**Aim of the exercise:**
Below, find the line containing "Emit a Python" and the line containing "from matplotlib.patches import Rectangle"; reproduce exactly those two and every line between them, omitting pictures.

**Task material:**
+ + + + +

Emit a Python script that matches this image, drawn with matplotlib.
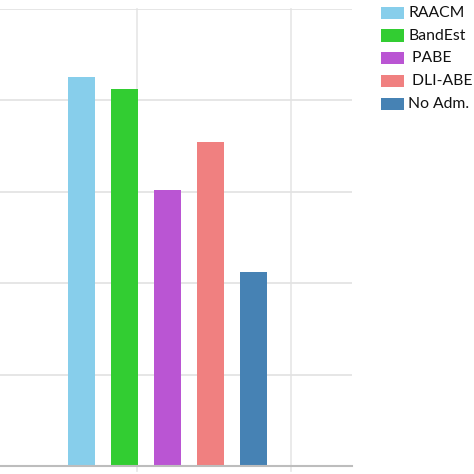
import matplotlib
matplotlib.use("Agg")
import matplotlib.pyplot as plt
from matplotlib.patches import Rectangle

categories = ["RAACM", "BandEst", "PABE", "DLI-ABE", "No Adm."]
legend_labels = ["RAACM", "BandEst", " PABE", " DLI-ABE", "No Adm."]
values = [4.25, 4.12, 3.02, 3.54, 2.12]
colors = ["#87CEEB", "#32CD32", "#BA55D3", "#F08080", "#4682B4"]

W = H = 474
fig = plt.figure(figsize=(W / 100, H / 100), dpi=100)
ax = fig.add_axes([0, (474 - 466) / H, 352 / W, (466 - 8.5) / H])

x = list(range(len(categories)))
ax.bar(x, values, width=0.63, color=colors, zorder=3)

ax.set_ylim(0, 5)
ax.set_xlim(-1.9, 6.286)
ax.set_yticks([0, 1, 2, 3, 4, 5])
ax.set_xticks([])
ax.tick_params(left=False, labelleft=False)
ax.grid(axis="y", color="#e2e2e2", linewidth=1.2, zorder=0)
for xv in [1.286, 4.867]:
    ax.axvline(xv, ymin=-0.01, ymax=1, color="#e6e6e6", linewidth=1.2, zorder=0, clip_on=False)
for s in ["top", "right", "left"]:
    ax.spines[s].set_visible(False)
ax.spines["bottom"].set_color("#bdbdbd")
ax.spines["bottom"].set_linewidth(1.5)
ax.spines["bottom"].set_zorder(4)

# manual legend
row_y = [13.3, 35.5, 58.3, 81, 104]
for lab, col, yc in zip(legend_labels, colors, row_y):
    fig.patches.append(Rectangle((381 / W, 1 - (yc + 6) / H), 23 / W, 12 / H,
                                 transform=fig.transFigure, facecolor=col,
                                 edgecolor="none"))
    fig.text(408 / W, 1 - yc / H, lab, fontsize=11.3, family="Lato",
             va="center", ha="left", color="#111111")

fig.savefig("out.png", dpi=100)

+ + + + +

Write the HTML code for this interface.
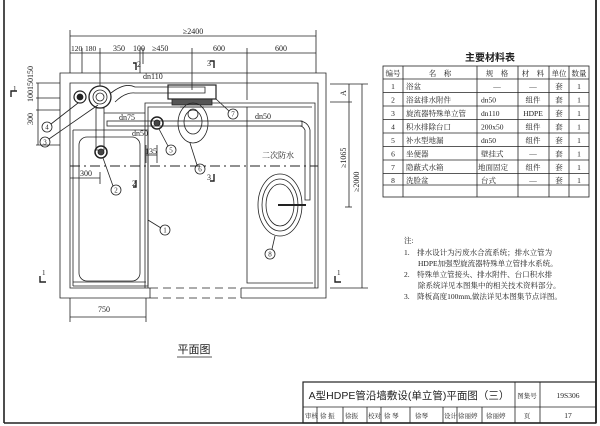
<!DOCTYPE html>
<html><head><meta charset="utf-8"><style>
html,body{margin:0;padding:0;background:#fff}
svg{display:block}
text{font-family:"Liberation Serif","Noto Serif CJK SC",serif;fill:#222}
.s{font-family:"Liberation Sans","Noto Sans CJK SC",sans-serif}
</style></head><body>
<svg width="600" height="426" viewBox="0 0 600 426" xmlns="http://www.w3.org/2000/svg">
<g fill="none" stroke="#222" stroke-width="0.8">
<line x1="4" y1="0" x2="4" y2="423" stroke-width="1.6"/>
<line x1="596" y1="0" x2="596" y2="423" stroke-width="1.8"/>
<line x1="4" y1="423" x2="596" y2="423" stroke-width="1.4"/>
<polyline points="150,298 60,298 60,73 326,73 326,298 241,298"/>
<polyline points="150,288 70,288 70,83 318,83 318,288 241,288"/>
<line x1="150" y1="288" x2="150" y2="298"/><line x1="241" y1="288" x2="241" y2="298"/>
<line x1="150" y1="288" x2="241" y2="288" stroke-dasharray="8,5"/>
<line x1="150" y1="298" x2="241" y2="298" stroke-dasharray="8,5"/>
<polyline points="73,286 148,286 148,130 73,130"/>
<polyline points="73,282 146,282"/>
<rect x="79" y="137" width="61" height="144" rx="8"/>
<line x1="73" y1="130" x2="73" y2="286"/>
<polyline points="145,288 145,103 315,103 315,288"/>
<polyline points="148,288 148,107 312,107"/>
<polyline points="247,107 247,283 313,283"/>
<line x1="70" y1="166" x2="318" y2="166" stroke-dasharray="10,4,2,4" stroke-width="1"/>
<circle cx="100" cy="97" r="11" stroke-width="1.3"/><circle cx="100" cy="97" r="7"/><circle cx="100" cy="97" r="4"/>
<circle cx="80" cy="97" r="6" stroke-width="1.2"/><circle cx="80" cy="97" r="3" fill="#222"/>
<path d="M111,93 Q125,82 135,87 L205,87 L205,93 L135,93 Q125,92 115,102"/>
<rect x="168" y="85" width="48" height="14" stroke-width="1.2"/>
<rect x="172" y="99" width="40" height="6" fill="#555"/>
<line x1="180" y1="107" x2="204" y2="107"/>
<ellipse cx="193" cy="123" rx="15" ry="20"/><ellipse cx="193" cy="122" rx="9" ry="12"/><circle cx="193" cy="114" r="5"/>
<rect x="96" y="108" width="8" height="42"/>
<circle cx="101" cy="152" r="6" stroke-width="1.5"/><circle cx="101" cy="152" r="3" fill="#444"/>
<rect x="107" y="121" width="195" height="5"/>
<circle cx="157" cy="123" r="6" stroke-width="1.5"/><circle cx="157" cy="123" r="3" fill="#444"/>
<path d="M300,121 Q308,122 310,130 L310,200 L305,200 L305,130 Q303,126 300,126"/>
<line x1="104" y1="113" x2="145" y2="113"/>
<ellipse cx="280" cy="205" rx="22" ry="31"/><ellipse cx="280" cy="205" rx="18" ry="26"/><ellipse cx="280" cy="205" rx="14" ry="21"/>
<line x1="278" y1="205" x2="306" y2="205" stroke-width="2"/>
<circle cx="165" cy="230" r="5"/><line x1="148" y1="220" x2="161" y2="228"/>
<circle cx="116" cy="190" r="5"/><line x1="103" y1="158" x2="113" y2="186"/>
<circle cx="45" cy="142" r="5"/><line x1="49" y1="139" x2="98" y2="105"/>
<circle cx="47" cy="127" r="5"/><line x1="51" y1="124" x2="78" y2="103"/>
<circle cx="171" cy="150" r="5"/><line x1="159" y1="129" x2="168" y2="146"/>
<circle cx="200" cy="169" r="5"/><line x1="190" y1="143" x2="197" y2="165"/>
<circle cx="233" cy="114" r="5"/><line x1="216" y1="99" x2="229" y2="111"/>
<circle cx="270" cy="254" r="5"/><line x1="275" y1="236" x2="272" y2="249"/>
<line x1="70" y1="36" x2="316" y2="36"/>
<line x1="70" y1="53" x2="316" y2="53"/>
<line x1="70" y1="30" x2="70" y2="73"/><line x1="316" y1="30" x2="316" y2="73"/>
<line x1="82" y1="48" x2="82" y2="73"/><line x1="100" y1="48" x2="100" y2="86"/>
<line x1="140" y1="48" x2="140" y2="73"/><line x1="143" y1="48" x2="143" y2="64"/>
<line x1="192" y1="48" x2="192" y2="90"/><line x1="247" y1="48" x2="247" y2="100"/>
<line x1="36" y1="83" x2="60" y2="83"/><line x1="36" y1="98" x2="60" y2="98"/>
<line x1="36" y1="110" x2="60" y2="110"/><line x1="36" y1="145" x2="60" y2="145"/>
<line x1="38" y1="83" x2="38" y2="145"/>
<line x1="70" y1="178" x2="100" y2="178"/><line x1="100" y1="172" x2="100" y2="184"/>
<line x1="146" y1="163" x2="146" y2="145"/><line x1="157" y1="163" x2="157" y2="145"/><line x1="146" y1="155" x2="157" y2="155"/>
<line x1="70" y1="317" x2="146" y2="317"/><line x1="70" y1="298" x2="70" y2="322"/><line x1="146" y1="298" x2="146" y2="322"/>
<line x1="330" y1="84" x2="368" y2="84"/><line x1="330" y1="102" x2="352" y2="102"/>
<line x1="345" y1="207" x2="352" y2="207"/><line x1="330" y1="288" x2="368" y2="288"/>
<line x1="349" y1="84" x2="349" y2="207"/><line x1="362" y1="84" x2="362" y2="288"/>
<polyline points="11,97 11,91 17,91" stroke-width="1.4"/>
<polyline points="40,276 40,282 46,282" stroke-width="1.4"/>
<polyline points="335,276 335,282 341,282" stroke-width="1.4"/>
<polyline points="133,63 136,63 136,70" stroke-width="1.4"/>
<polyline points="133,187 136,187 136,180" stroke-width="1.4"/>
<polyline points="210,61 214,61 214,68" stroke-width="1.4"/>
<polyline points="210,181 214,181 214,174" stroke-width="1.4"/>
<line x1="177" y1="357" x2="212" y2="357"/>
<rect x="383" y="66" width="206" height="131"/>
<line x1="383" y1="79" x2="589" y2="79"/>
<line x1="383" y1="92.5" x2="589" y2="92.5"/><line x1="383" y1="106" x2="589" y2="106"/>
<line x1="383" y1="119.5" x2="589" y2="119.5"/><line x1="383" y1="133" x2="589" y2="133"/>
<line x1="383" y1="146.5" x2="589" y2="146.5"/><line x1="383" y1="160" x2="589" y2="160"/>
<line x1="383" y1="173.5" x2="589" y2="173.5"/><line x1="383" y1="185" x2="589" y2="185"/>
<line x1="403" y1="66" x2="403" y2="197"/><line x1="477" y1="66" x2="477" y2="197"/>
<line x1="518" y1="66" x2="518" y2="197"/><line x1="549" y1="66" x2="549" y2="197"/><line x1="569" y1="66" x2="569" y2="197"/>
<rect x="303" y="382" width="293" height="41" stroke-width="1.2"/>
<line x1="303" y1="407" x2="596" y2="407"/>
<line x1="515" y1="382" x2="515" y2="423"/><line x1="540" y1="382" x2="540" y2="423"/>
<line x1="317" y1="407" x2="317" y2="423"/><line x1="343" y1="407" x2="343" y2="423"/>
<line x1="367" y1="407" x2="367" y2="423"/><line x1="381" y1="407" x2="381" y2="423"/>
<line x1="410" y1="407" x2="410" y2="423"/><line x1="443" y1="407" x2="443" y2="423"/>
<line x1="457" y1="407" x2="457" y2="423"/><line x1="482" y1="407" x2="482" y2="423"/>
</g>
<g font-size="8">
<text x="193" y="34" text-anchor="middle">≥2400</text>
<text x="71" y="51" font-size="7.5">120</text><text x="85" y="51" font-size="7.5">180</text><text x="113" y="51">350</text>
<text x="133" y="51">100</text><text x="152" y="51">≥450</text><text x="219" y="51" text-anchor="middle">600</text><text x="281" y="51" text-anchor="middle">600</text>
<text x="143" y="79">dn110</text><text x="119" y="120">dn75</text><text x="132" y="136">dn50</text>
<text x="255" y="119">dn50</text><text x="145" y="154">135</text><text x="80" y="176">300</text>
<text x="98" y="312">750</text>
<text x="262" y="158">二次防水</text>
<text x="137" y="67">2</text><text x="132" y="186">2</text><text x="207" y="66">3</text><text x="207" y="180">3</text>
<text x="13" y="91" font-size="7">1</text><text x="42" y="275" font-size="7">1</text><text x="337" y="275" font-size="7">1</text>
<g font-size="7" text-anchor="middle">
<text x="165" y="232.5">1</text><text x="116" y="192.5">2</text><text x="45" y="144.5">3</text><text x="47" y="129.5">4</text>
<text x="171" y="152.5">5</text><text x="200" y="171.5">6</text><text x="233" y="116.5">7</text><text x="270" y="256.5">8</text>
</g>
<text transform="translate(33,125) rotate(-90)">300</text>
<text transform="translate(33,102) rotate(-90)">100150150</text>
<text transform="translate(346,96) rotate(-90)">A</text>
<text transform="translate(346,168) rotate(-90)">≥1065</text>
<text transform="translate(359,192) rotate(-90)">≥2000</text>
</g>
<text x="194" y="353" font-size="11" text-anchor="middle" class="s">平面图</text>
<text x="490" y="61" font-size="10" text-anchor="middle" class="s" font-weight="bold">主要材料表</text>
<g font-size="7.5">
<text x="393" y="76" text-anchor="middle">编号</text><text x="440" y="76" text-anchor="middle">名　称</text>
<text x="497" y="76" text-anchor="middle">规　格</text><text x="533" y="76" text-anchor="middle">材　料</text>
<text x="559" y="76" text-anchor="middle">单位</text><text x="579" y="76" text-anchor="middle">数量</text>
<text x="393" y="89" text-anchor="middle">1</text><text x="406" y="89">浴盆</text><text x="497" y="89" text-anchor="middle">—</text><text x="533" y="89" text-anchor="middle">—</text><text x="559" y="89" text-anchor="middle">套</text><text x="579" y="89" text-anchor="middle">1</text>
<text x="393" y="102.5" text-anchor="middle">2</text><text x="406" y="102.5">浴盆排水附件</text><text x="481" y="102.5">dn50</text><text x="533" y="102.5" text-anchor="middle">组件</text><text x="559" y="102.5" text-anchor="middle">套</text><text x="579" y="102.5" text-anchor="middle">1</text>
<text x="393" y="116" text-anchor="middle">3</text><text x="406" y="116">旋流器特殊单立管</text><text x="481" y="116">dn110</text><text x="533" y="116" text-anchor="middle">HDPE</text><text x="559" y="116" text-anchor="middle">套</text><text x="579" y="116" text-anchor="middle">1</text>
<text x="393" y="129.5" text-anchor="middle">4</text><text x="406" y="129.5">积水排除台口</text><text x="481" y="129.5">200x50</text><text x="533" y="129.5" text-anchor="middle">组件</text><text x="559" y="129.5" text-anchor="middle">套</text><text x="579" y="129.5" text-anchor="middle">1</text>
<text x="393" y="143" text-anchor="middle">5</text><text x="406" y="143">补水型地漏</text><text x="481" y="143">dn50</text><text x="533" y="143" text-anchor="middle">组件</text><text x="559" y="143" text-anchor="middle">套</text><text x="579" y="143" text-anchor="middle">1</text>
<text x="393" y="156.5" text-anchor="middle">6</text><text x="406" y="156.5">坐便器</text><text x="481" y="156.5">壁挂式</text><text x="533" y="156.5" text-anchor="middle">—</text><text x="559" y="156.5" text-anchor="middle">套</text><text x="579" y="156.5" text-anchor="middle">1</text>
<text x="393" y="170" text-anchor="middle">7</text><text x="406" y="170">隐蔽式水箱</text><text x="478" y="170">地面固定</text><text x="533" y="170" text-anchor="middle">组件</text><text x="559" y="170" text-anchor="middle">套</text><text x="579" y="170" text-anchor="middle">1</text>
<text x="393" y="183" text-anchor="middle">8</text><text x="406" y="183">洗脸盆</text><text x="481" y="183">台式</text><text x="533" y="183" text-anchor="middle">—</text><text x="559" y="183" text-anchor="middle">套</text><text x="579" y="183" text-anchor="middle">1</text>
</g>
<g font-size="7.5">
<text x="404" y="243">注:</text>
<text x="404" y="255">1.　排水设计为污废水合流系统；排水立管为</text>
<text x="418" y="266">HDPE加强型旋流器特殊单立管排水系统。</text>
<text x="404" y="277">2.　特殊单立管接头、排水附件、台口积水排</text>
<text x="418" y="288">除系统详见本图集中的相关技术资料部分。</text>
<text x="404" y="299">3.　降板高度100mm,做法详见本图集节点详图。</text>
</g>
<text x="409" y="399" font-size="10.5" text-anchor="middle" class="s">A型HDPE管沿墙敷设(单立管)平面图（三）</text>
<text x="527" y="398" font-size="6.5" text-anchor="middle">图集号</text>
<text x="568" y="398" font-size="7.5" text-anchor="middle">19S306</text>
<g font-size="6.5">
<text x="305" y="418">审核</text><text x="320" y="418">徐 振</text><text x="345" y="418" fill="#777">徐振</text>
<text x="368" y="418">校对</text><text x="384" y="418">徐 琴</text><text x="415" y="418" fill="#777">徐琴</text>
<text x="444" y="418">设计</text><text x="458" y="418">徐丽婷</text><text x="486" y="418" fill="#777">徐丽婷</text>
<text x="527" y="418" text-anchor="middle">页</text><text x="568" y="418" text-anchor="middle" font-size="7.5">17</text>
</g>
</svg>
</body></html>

+ + + + +

**Complete output:**
Emit a Python script that matches this image, drawn with matplotlib.
import matplotlib
matplotlib.use("Agg")
import matplotlib.pyplot as plt
from matplotlib.patches import Rectangle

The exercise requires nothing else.